> [The problem]:
Reproduce the lines exactly, beginning with the line that has "Clone this chart in Plotly." and ending with the line that has "import plotly.graph_objects as go". Images are left out.

* Start Given data *

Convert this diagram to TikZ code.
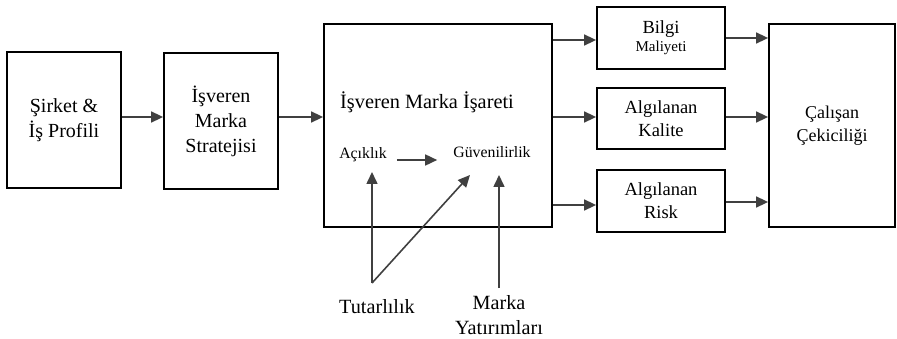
\documentclass[tikz,border=0pt]{standalone}
\usepackage{fontspec}
\setmainfont{Liberation Serif}
\usetikzlibrary{arrows.meta}
\definecolor{arrgray}{HTML}{404040}
\begin{document}
\begin{tikzpicture}[x=1pt,y=-1pt,
  box/.style={draw=black, line width=1.8pt, align=center, inner sep=0pt,
    font=\fontsize{20}{25}\selectfont},
  rbox/.style={box, font=\fontsize{18.5}{23}\selectfont},
  lbl/.style={align=center, inner sep=0pt, font=\fontsize{20.3}{25}\selectfont},
  small/.style={align=center, inner sep=0pt, font=\fontsize{15.8}{20}\selectfont},
  bottom/.style={align=center, inner sep=0pt, font=\fontsize{20.2}{25}\selectfont},
  arr/.style={draw=arrgray, line width=1.6pt, -{Triangle[length=12pt,width=11pt]}}]
\useasboundingbox (0,0) rectangle (897,339);
% boxes
\node[box, minimum width=114pt, minimum height=136pt] (b1) at (64,120) {Şirket \&\\İş Profili};
\node[box, minimum width=114pt, minimum height=136pt] (b2) at (221,121) {İşveren\\Marka\\Stratejisi};
\node[box, minimum width=228pt, minimum height=203pt] (b3) at (438,125.5) {};
\node[rbox, minimum width=128pt, minimum height=62pt] (bilgi) at (661,38)
  {Bilgi\\[-5pt]{\fontsize{15}{18}\selectfont Maliyeti}};
\node[rbox, minimum width=128pt, minimum height=61pt] (kalite) at (661,118.5) {Algılanan\\Kalite};
\node[rbox, minimum width=128pt, minimum height=62pt] (risk) at (661,201) {Algılanan\\Risk};
\node[box, font=\fontsize{18}{23}\selectfont, minimum width=126pt, minimum height=203pt] (cal) at (832,125.5) {Çalışan\\Çekiciliği};
% inner texts
\node[lbl] (isaret) at (427,102) {İşveren Marka İşareti};
\node[small] (acik) at (363,155) {Açıklık};
\node[small] (guven) at (492,152) {Güvenilirlik};
\node[bottom] (tut) at (377,307) {Tutarlılık};
\node[bottom] (yat) at (499,315) {Marka\\Yatırımları};
% helper coordinates
\coordinate (t0) at (372,283);
\coordinate (m0) at (499,288);
% main flow arrows
\draw[arr] (b1.east |- 0,117) -- (b2.west |- 0,117);
\draw[arr] (b2.east |- 0,117) -- (b3.west |- 0,117);
\draw[arr] (b3.east |- 0,40) -- (bilgi.west |- 0,40);
\draw[arr] (b3.east |- 0,117) -- (kalite.west |- 0,117);
\draw[arr] (b3.east |- 0,205) -- (risk.west |- 0,205);
\draw[arr] (bilgi.east |- 0,38) -- (cal.west |- 0,38);
\draw[arr] (kalite.east |- 0,117) -- (cal.west |- 0,117);
\draw[arr] (risk.east |- 0,202) -- (cal.west |- 0,202);
% inner arrows
\draw[arr] ([xshift=10pt]acik.east |- 0,160) -- ([xshift=-16pt]guven.west |- 0,160);
\draw[arr] (t0) -- (t0 |- 0,172);
\draw[arr] (t0) -- (470,175);
\draw[arr] (m0) -- (m0 |- 0,175);
\end{tikzpicture}
\end{document}
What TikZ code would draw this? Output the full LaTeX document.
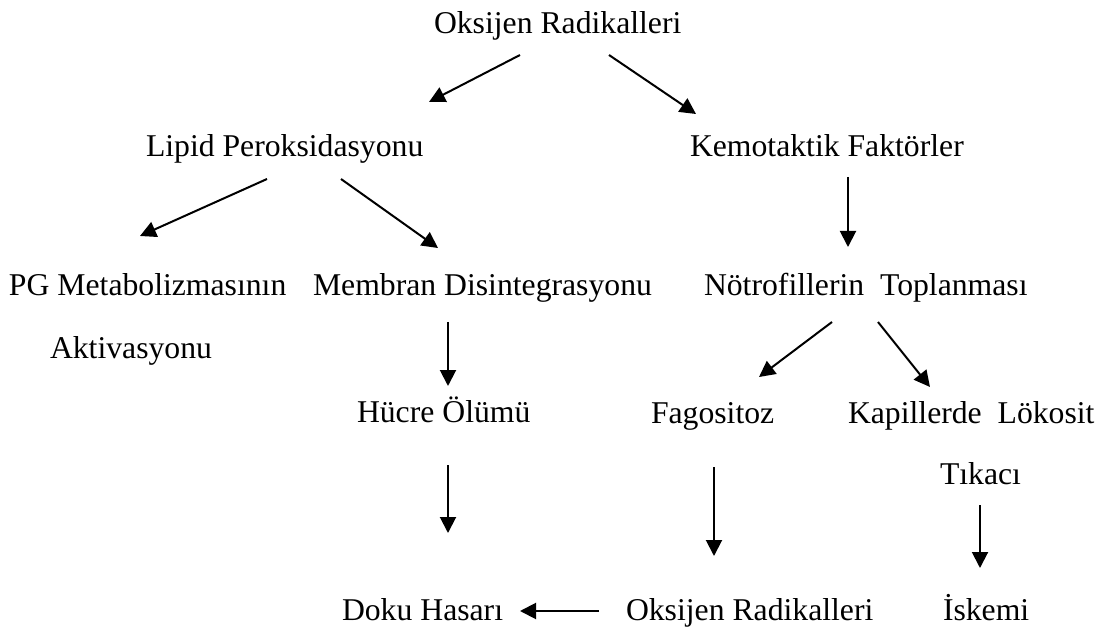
\documentclass[tikz,border=0pt]{standalone}
\usepackage{fontspec}
\setmainfont{Liberation Serif}
\usetikzlibrary{arrows.meta}
\tikzset{
  lbl/.style={anchor=base west, inner sep=0pt, outer sep=0pt, font=\fontsize{31.7}{38}\selectfont},
  arr/.style={line width=2pt, -{Triangle[length=16pt,width=16pt]}}
}
\begin{document}
\begin{tikzpicture}[x=1pt,y=-1pt]
\useasboundingbox (0,0) rectangle (1106,628);
% text nodes
\node[lbl] (top) at (434,34) {Oksijen Radikalleri};
\node[lbl] (lipid) at (146,157) {Lipid Peroksidasyonu};
\node[lbl] (kemo) at (690,157) {Kemotaktik Faktörler};
\node[lbl] (pg) at (9,296) {PG Metabolizmasının};
\node[lbl] (aktiv) at (50,359) {Aktivasyonu};
\node[lbl] (membran) at (313,296) {Membran Disintegrasyonu};
\node[lbl] (notro) at (704,296) {Nötrofillerin\ \ Toplanması};
\node[lbl] (hucre) at (357,422) {Hücre Ölümü};
\node[lbl] (fago) at (651,423) {Fagositoz};
\node[lbl] (kapil) at (848,423) {Kapillerde\ \ Lökosit};
\node[lbl] (tikaci) at (940,484) {Tıkacı};
\node[lbl] (doku) at (342,620) {Doku Hasarı};
\node[lbl] (oks2) at (626,620) {Oksijen Radikalleri};
\node[lbl] (iskemi) at (943,620) {İskemi};
% arrow end points
\coordinate (a1) at (520,55);  \coordinate (a2) at (429,102);
\coordinate (b1) at (609,55);  \coordinate (b2) at (696,114);
\coordinate (c1) at (267,179); \coordinate (c2) at (140,236);
\coordinate (d1) at (341,179); \coordinate (d2) at (438,248);
\coordinate (e1) at (848,177); \coordinate (e2) at (848,247);
\coordinate (f1) at (448,322); \coordinate (f2) at (448,386);
\coordinate (g1) at (832,322); \coordinate (g2) at (759,377);
\coordinate (h1) at (878,322); \coordinate (h2) at (930,387);
\coordinate (i1) at (714,467); \coordinate (i2) at (714,556);
\coordinate (j1) at (980,505); \coordinate (j2) at (980,568);
\coordinate (k1) at (448,465); \coordinate (k2) at (448,533);
\coordinate (l1) at (599,611); \coordinate (l2) at (520,611);
% arrows
\draw[arr] (a1) -- (a2);
\draw[arr] (b1) -- (b2);
\draw[arr] (c1) -- (c2);
\draw[arr] (d1) -- (d2);
\draw[arr] (e1) -- (e2);
\draw[arr] (f1) -- (f2);
\draw[arr] (g1) -- (g2);
\draw[arr] (h1) -- (h2);
\draw[arr] (i1) -- (i2);
\draw[arr] (j1) -- (j2);
\draw[arr] (k1) -- (k2);
\draw[arr] (l1) -- (l2);
\end{tikzpicture}
\end{document}
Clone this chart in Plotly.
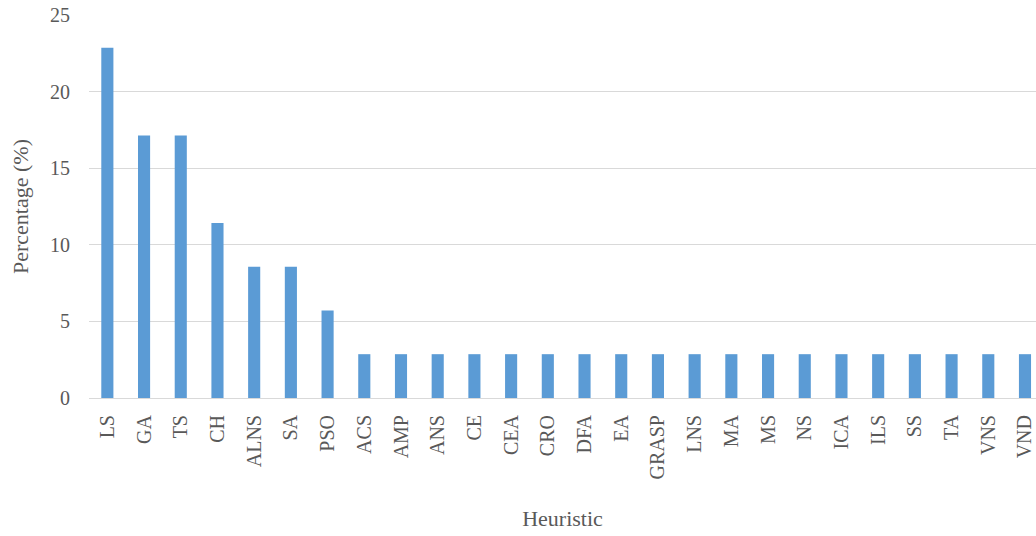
import plotly.graph_objects as go

heuristics = ["LS", "GA", "TS", "CH", "ALNS", "SA", "PSO", "ACS", "AMP", "ANS",
              "CE", "CEA", "CRO", "DFA", "EA", "GRASP", "LNS", "MA", "MS", "NS",
              "ICA", "ILS", "SS", "TA", "VNS", "VND"]
percentages = [22.86, 17.14, 17.14, 11.43, 8.57, 8.57, 5.71, 2.86, 2.86, 2.86,
               2.86, 2.86, 2.86, 2.86, 2.86, 2.86, 2.86, 2.86, 2.86, 2.86,
               2.86, 2.86, 2.86, 2.86, 2.86, 2.86]
y_ticks = [0, 5, 10, 15, 20, 25]

FONT = "Liberation Serif"
TXT = "#595959"

fig = go.Figure(go.Bar(
    x=heuristics, y=percentages,
    marker=dict(color="#5b9bd5", line=dict(width=0)),
    width=0.33,
))

fig.update_layout(
    width=1036, height=536,
    margin=dict(l=89, r=0, t=15, b=138),
    paper_bgcolor="white", plot_bgcolor="white",
    font=dict(family=FONT, color=TXT),
    showlegend=False,
    xaxis=dict(
        range=[-0.5, 25.3],
        tickangle=-90,
        tickfont=dict(size=20, family=FONT, color=TXT),
        ticklabelstandoff=8,
        showgrid=False,
        showline=True, linecolor="#d9d9d9", linewidth=1,
        title=dict(text="Heuristic", font=dict(size=22, family=FONT, color=TXT), standoff=32),
        automargin=False,
    ),
    yaxis=dict(
        range=[0, 25],
        tickvals=y_ticks,
        tickfont=dict(size=20, family=FONT, color=TXT),
        ticklabelstandoff=18,
        showgrid=True, gridcolor="#d9d9d9", gridwidth=1,
        zeroline=False, showline=False,
        title=dict(text="Percentage (%)", font=dict(size=22, family=FONT, color=TXT), standoff=15),
        automargin=False,
    ),
)

fig.write_html("out.html")
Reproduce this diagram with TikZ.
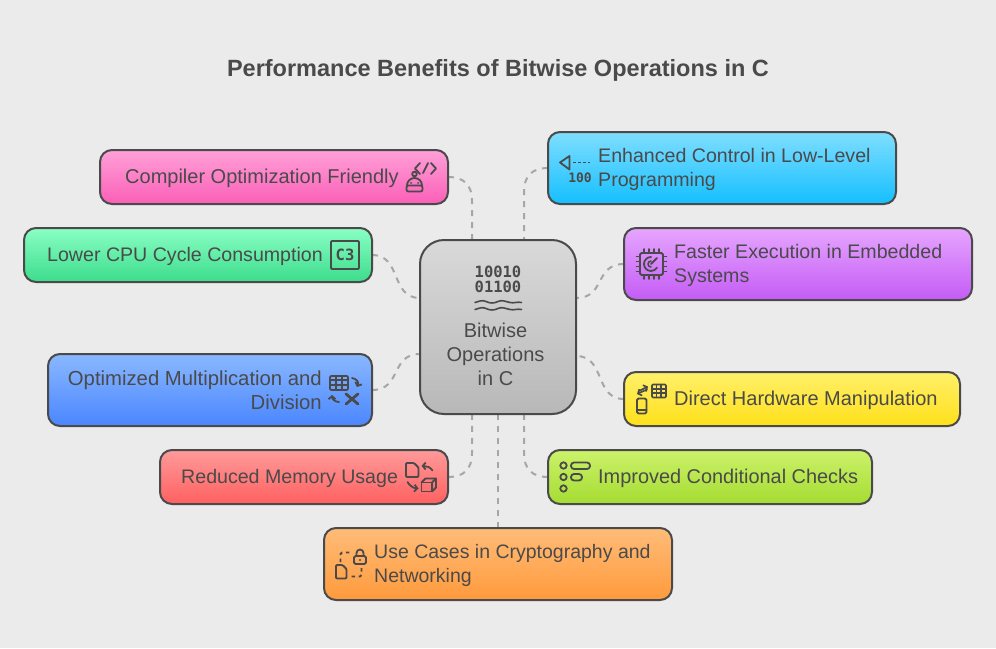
\documentclass[tikz,border=0pt]{standalone}
\usepackage{fontspec}
\setmainfont{Liberation Sans}
\newfontfamily\bitfont{DejaVu Sans Mono}
\usetikzlibrary{arrows.meta}

\definecolor{pagebg}{HTML}{EBEBEB}
\definecolor{inkcol}{HTML}{4A4A4A}
\definecolor{linkcol}{HTML}{A6A6A6}
\definecolor{greytop}{HTML}{D9D9D9}   \definecolor{greybot}{HTML}{B8B8B8}
\definecolor{pinktop}{HTML}{FFA0D8}   \definecolor{pinkbot}{HTML}{FB5FB7}
\definecolor{skytop}{HTML}{80DEFF}    \definecolor{skybot}{HTML}{14BFFF}
\definecolor{minttop}{HTML}{8AFFC4}   \definecolor{mintbot}{HTML}{3CDC8C}
\definecolor{violettop}{HTML}{E6A5FF} \definecolor{violetbot}{HTML}{C45CF5}
\definecolor{bluetop}{HTML}{8AB8FF}   \definecolor{bluebot}{HTML}{4A86FF}
\definecolor{yellowtop}{HTML}{FFF06A} \definecolor{yellowbot}{HTML}{FFE01A}
\definecolor{redtop}{HTML}{FF9A9A}    \definecolor{redbot}{HTML}{FF6060}
\definecolor{limetop}{HTML}{CCF26A}   \definecolor{limebot}{HTML}{A5DC32}
\definecolor{orangetop}{HTML}{FFBC78} \definecolor{orangebot}{HTML}{FF9A3C}

\tikzset{
  box/.style n args={3}{draw=inkcol, line width=2pt, rounded corners=12pt, inner sep=0pt,
    top color=#1top, bottom color=#1bot, minimum width=#2, minimum height=#3},
  lbl/.style={text=inkcol, font=\fontsize{#1}{24}\selectfont, inner sep=0pt, align=left},
  lbl/.default=19.6,
  bits/.style={text=inkcol, inner sep=0pt, font=\bitfont\bfseries\fontsize{15.5}{15.5}\selectfont},
  link/.style={draw=linkcol, line width=2pt, dash pattern=on 6pt off 6pt},
  ico/.style={draw=inkcol, line width=1.8pt, line cap=round, line join=round},
  icotip/.style={ico, -{Straight Barb[length=3pt,width=7pt]}},
}

\begin{document}
\begin{tikzpicture}[x=1pt, y=-1pt]
  \fill[pagebg] (0, 0) rectangle (996, 648);
  \useasboundingbox (0, 0) rectangle (996, 648);

  \node[text=inkcol, font=\bfseries\fontsize{23.5}{28}\selectfont, inner sep=0pt] (title) at (498, 70.5) {Performance Benefits of Bitwise Operations in C};

  % connectors
  \coordinate (topl) at (472, 240);
  \coordinate (topr) at (524, 240);
  \coordinate (botl) at (472, 414);
  \coordinate (botm) at (498, 414);
  \coordinate (botr) at (524, 414);
  \coordinate (lefta) at (420, 298);
  \coordinate (leftb) at (420, 354);
  \coordinate (righta) at (576, 298);
  \coordinate (rightb) at (576, 356);
  \coordinate (compilerend) at (448, 177);
  \coordinate (controlend) at (548, 168);
  \coordinate (cycleend) at (372, 255);
  \coordinate (embeddedend) at (624, 264);
  \coordinate (multiplyend) at (372, 390);
  \coordinate (hardwareend) at (624, 399);
  \coordinate (memoryend) at (448, 477);
  \coordinate (checksend) at (548, 477);
  \coordinate (cryptoend) at (498, 528);
  \draw[link] (compilerend) .. controls (464, 177) and (472, 185) .. (472, 201) -- (topl);
  \draw[link] (controlend) .. controls (532, 168) and (524, 176) .. (524, 192) -- (topr);
  \draw[link] (cycleend) .. controls (402, 255) and (390, 298) .. (lefta);
  \draw[link] (multiplyend) .. controls (402, 390) and (390, 354) .. (leftb);
  \draw[link] (embeddedend) .. controls (594, 264) and (606, 298) .. (righta);
  \draw[link] (hardwareend) .. controls (594, 399) and (606, 356) .. (rightb);
  \draw[link] (memoryend) .. controls (464, 477) and (472, 469) .. (472, 453) -- (botl);
  \draw[link] (checksend) .. controls (532, 477) and (524, 469) .. (524, 453) -- (botr);
  \draw[link] (cryptoend) -- (botm);

  % boxes
  \node[box={grey}{156}{174}, rounded corners=24pt] (bitwise) at (498, 327) {};
  \node[box={pink}{348}{54}] (compiler) at (274, 177) {};
  \node[box={sky}{348}{72}] (control) at (722, 168) {};
  \node[box={mint}{348}{54}] (cycle) at (198, 255) {};
  \node[box={violet}{348}{72}] (embedded) at (798, 264) {};
  \node[box={blue}{324}{72}] (multiply) at (210, 390) {};
  \node[box={yellow}{336}{54}] (hardware) at (792, 399) {};
  \node[box={red}{288}{54}] (memory) at (304, 477) {};
  \node[box={lime}{324}{54}] (checks) at (710, 477) {};
  \node[box={orange}{348}{72}] (crypto) at (498, 564) {};

  % labels
  \node[lbl=20, anchor=west] (compilertxt) at (125, 178.5) {Compiler Optimization Friendly};
  \node[lbl, anchor=west] (controltxt) at (598, 169.5) {Enhanced Control in Low-Level\\Programming};
  \node[lbl, anchor=west] (cycletxt) at (47, 256.5) {Lower CPU Cycle Consumption};
  \node[lbl, anchor=west] (embeddedtxt) at (674, 265.5) {Faster Execution in Embedded\\Systems};
  \node[lbl=20.3, anchor=east, align=right] (multiplytxt) at (322, 390) {Optimized Multiplication and\\Division};
  \node[lbl=20, anchor=west] (hardwaretxt) at (674, 400.5) {Direct Hardware Manipulation};
  \node[lbl, anchor=west] (memorytxt) at (181, 478.5) {Reduced Memory Usage};
  \node[lbl=19.9, anchor=west] (checkstxt) at (598, 478.5) {Improved Conditional Checks};
  \node[lbl=19.5, anchor=west] (cryptotxt) at (374, 565.5) {Use Cases in Cryptography and\\Networking};
  \node[lbl=20, align=center] (bitwisetxt) at (495.5, 354) {Bitwise\\Operations\\in C};

  % central icon
  \node[bits] (bitsa) at (498, 272) {10010};
  \node[bits] (bitsb) at (498, 287) {01100};
  \foreach \wy in {302.5, 309.5} {
    \draw[ico, line width=1.6pt] (475, \wy) .. controls (479, \wy-1) and (482, \wy-3) .. (486, \wy-1)
      .. controls (490, \wy+1) and (494, \wy+1) .. (498, \wy-1)
      .. controls (502, \wy-3) and (505, \wy-1) .. (510, \wy)
      .. controls (514, \wy+1) and (517, \wy-1) .. (521.5, \wy);
  }

  % compiler icon
  \draw[ico] (420, 163) -- (415, 168.5) -- (420, 174);
  \draw[ico] (423, 173) -- (428, 163);
  \draw[ico] (431, 163) -- (436, 168.5) -- (431, 174);
  \draw[ico] (414.5, 174) circle (2.3);
  \draw[ico] (414.5, 176.5) -- (414.5, 178);
  \draw[ico] (407, 185.5) arc (180:360:7.5);
  \draw[ico, rounded corners=2pt] (406.5, 185.5) rectangle (422.5, 191.5);
  \fill[inkcol] (411, 183) circle (1) (418, 183) circle (1);

  % cycle icon
  \draw[ico, rounded corners=1pt] (331, 241) rectangle (359, 269);
  \node[bits] (cthree) at (345, 255) {C3};

  % control icon
  \draw[ico] (560, 162.5) -- (569.5, 156) -- (569.5, 169.5) -- cycle;
  \draw[ico, dash pattern=on 2.5pt off 2.5pt, line cap=butt] (573, 162.5) -- (590, 162.5);
  \node[bits, font=\bitfont\bfseries\fontsize{13}{13}\selectfont] (hundred) at (580, 177.5) {100};

  % embedded icon
  \draw[ico, rounded corners=1.5pt] (640, 253) rectangle (663, 275);
  \foreach \p in {-7.5, -2.5, 2.5, 7.5} {
    \draw[ico, line width=1.6pt] (651.5+\p, 249) -- (651.5+\p, 253);
    \draw[ico, line width=1.6pt] (651.5+\p, 275) -- (651.5+\p, 279);
    \draw[ico, line width=1.6pt] (636.5, 264+\p) -- (640, 264+\p);
    \draw[ico, line width=1.6pt] (663, 264+\p) -- (666.5, 264+\p);
  }
  \draw[ico] (651, 257) arc (270:30:7);
  \draw[ico, line width=1.6pt] (651, 261) arc (270:90:3);
  \draw[ico] (651, 264) -- (657, 258);

  % multiply icon
  \draw[ico, rounded corners=1pt, line width=1.6pt] (330, 376) rectangle (348, 390);
  \draw[ico, line width=1.2pt] (330, 380) -- (348, 380) (330, 385) -- (348, 385) (336, 376) -- (336, 390) (342, 376) -- (342, 390);
  \draw[icotip] (352, 378) .. controls (357, 379) and (359, 382) .. (357, 387);
  \draw[icotip] (339, 402) .. controls (335, 402) and (332, 399) .. (332, 395);
  \draw[ico, line width=2.8pt] (346, 394) -- (358, 404) (358, 394) -- (346, 404);

  % hardware icon
  \draw[ico, rounded corners=1pt, line width=1.6pt] (652, 384.5) rectangle (666, 397.5);
  \draw[ico, line width=1.2pt] (652, 389) -- (666, 389) (652, 393) -- (666, 393) (656.5, 384.5) -- (656.5, 397.5) (661, 384.5) -- (661, 397.5);
  \draw[ico, rounded corners=1.5pt] (637, 398.5) rectangle (646.5, 413.5);
  \draw[ico, line width=1.5pt] (637, 410) -- (646.5, 410);
  \draw[icotip, line width=1.6pt] (639, 391) -- (648, 386.5);
  \draw[icotip, line width=1.6pt] (647, 389.5) -- (637, 394);

  % memory icon
  \draw[ico, rounded corners=1pt] (406, 463) -- (414, 463) -- (418.5, 467.5) -- (418.5, 477) -- (406, 477) -- cycle;
  \draw[icotip] (432.5, 470.5) .. controls (430, 467) and (427, 466) .. (421.5, 466);
  \draw[icotip] (407.5, 482) .. controls (410, 486) and (413, 488) .. (418.5, 488.5);
  \draw[ico] (421.5, 482.5) rectangle (432, 491.5);
  \draw[ico] (421.5, 482.5) -- (425.5, 478.5) -- (436, 478.5) -- (436, 487.5) -- (432, 491.5);
  \draw[ico] (432, 482.5) -- (436, 478.5);

  % checks icon
  \foreach \cy in {465.5, 477, 488.5}
    \draw[ico] (563.5, \cy) circle (3.2);
  \draw[ico, rounded corners=3pt] (571, 462.5) rectangle (590, 469);
  \draw[ico, rounded corners=3pt] (571, 474) rectangle (582, 480.5);

  % crypto icon
  \draw[ico, rounded corners=1.5pt] (354, 556) rectangle (366, 564);
  \draw[ico] (356.5, 556) -- (356.5, 553) arc (180:360:3.5) -- (363.5, 556);
  \fill[inkcol] (360, 560) circle (1.2);
  \draw[ico, rounded corners=1pt] (336, 565) -- (342.5, 565) -- (346.5, 569) -- (346.5, 578.5) -- (336, 578.5) -- cycle;
  \draw[ico, dash pattern=on 3.5pt off 3.5pt, line cap=butt, rounded corners=1.5pt] (340.5, 562) -- (340.5, 552.5) -- (351, 552.5);
  \draw[ico, dash pattern=on 3.5pt off 3.5pt, line cap=butt, rounded corners=1.5pt] (351.5, 576.5) -- (361.5, 576.5) -- (361.5, 566.5);
\end{tikzpicture}
\end{document}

* End Given data *

> [Response]:
Clone this chart in Plotly.
import plotly.graph_objects as go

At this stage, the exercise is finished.